For legal reasons, a compliance archive system should have a complete and unchangeable inventory of all relevant raw data. As already mentioned, the archive marks the most secure and highest quality data storage within a company. However, because of technologic limitations, this information was only partially usable and of very limited use for evaluations or analyses. Classical archive systems are limited to simple search functions based on header data, because data analysis is not their technical focus, which explains the existence of analytics platforms that enable evaluations of subject-specific data.

However, the use of these systems is always caught between cost, speed, and data quality. As a rule, expensive in-memory approaches are only used for a small part of the total data and for a very limited time window. Historical data is often aggregated or outsourced for cost and performance reasons, which reduces the accuracy of analyses over time as information is lost through compression techniques. Common NoSQL stores, on the other hand, provide inexpensive models for high-volume processing but do not guarantee ACID (atomicity, consistency, isolation, and durability) compliance for processing individual data. For analytical use cases, data is usually transferred in a stack-oriented "best-effort" mode, which affects both the real-time processing capability and the quality of the data itself.

Data Processing in the Blockchain Archive

Because historical data is often aggregated or outsourced for cost and performance reasons, which reduces the accuracy of the information over time, one goal in the design of the Deepshore solution was therefore to utilize the entire data depth of the previously stored information for analytical use cases. Cost-optimized NoSQL and MapReduce technologies are used, without sacrificing the depth of information of the original archive-quality documents.

In the course of this process, the outlined vulnerabilities of current approaches are addressed, in which large amounts of data are managed either relationally, in-memory, or in NoSQL stores (i.e., always in the area of conflict between quantity, quality, performance, and costs). The blockchain-based tool is able to resolve this dilemma by methodically combining various services and using the maximum data quality of an archive for analytical purposes, without having to rely on reduced and inaccurate databases or expensive infrastructures.

By extending upstream processing logic, the system can also parse the content of structured data when it is received and write the results to an Indexing Service database. This processing necessarily has nothing to do with establishing the archive status of stored information, which means that the construction of an index layer can also take place at a later point in time, independent of the revision-proof storage of the raw data.

Most important is that the Indexing Service is based on the raw data in the archived state and not built up beforehand, because it is the only way to ensure that the extracted information is based on an unchangeable database. To achieve this state, there are two major differences to traditional data lake or DWH applications. These paradigms are summarized in the common data environment (CDE) model and are explained below.

On the one hand with the Deepshore solution, transferring data to the Indexing Service in a read-after-write procedure is obligatory, ensuring that every record is written before the responsible process can assume that the write process is correct and complete. The procedure could therefore look as follows:

  1. Parse the data.
  2. Set up the indexing structure.
  3. Write the structure to the Indexing Service (database).
  4. Read the indexing structure after completion of the write process.
  5. Compare the result of the read operation with the input supplied.
  6. Finish the transaction successfully, if equal; repeat the transaction, if not equal.

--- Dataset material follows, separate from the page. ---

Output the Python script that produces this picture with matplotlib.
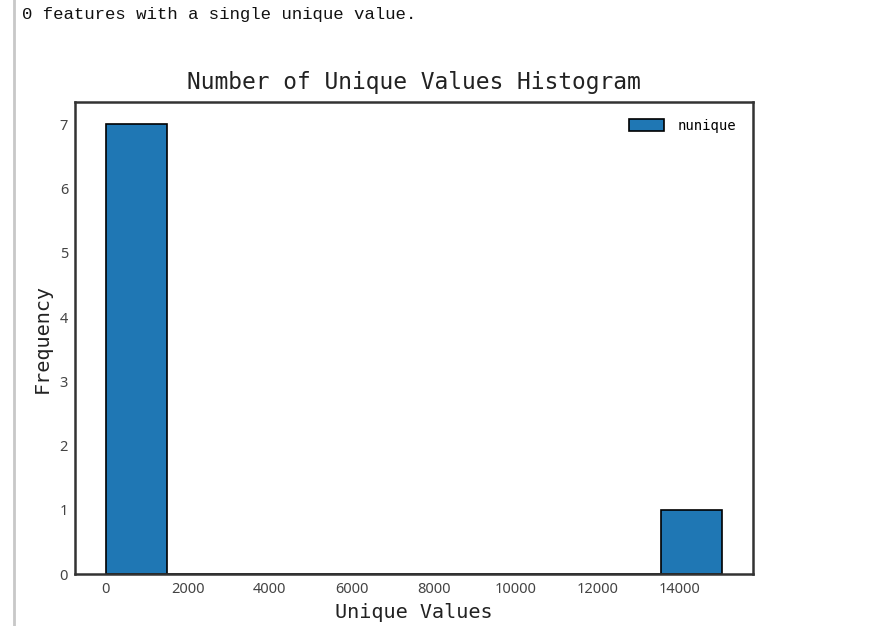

The read-after-write process also establishes a logical link between the raw data in the Storage Service/Verification Service and the Indexing Service. Each archive data record has a primary key that comprises a combination of a raw data hash (SHA256) and a UUID (per document) and is valid for all processes in the system (Figure 2). Thus, it is possible at any time to restore individual data records or even the entire database of the NoSQL store from the existing raw data in the archive store. Accompanying procedures, which cannot be outlined here, ensure that the database is always in a complete and unchangeable state.

Determining the database hashes at two points in time protects the blockchain from unauthorized changes.
Figure 2: Determining the database hashes at two points in time protects the blockchain from unauthorized changes.

Manipulation Excluded

Once the desired index data has been stored completely and correctly in the Indexing Service, the only question that remains to be answered is how to prevent the database from being manipulated in a targeted or inadvertent manner. The second component of the CDE model serves this purpose. The database is considered at a time t when n records have already been written to the database. Now all n data records at time t are selected, and the result is converted into a hash value. The result is the hash value of all aggregated database entries in data slice 1 at time t. This hash value is located in a block of the blockchain as a separate transaction and is therefore protected against a change.

In the next step, the procedure is repeated, whereby the run-time environment uses a random generator from a defined interval to determine exactly when time t+1 occurs. Thus, t+1 is not predeterminable by a human being. In the next data slice 2 (e.g., from t to t+1), the first new transaction n+1 and x other transactions are written, which are not part of data slice 1 at time t. All new transaction data is then selected, and the result is converted to a new hash value 2, which is also stored in the blockchain (Verification Service).

Both hash values now reflect the exact status of the data at time t or of all data newly added after time t up to time t+1. A comparison of the raw data from the database is now possible at any time against the truth of the blockchain. The Verification Service provides a secure view of the database. Such a check can also be carried out at random, one data slice at a time, in the background. If the comparison reveals a discrepancy, the database can be restored from the raw data of the Storage Service in the Indexing Service.

Bottom Line

In times of digitalization, companies can no longer afford to remain at the infrastructural and technical status quo of the 1990s. Silo systems like ERP, DWH, archive, or EAI/ESB not only produce unnecessary costs, they also hinder the efficient processing of company information. In this context, it is of great importance that IT investments do not flow into the conversion of individual systems without a plan, but rather into the strategic alignment of an entire IT infrastructure.

The solution outlined in this article forms the basis of a reorganized IT infrastructure that offers the ability to store distributed data, verifiable by blockchain mechanisms. Every corporate IT system can make use of and store information in this data pool. The architecture avoids dependencies between individual infrastructure providers and thus provides maximum flexibility in the back end.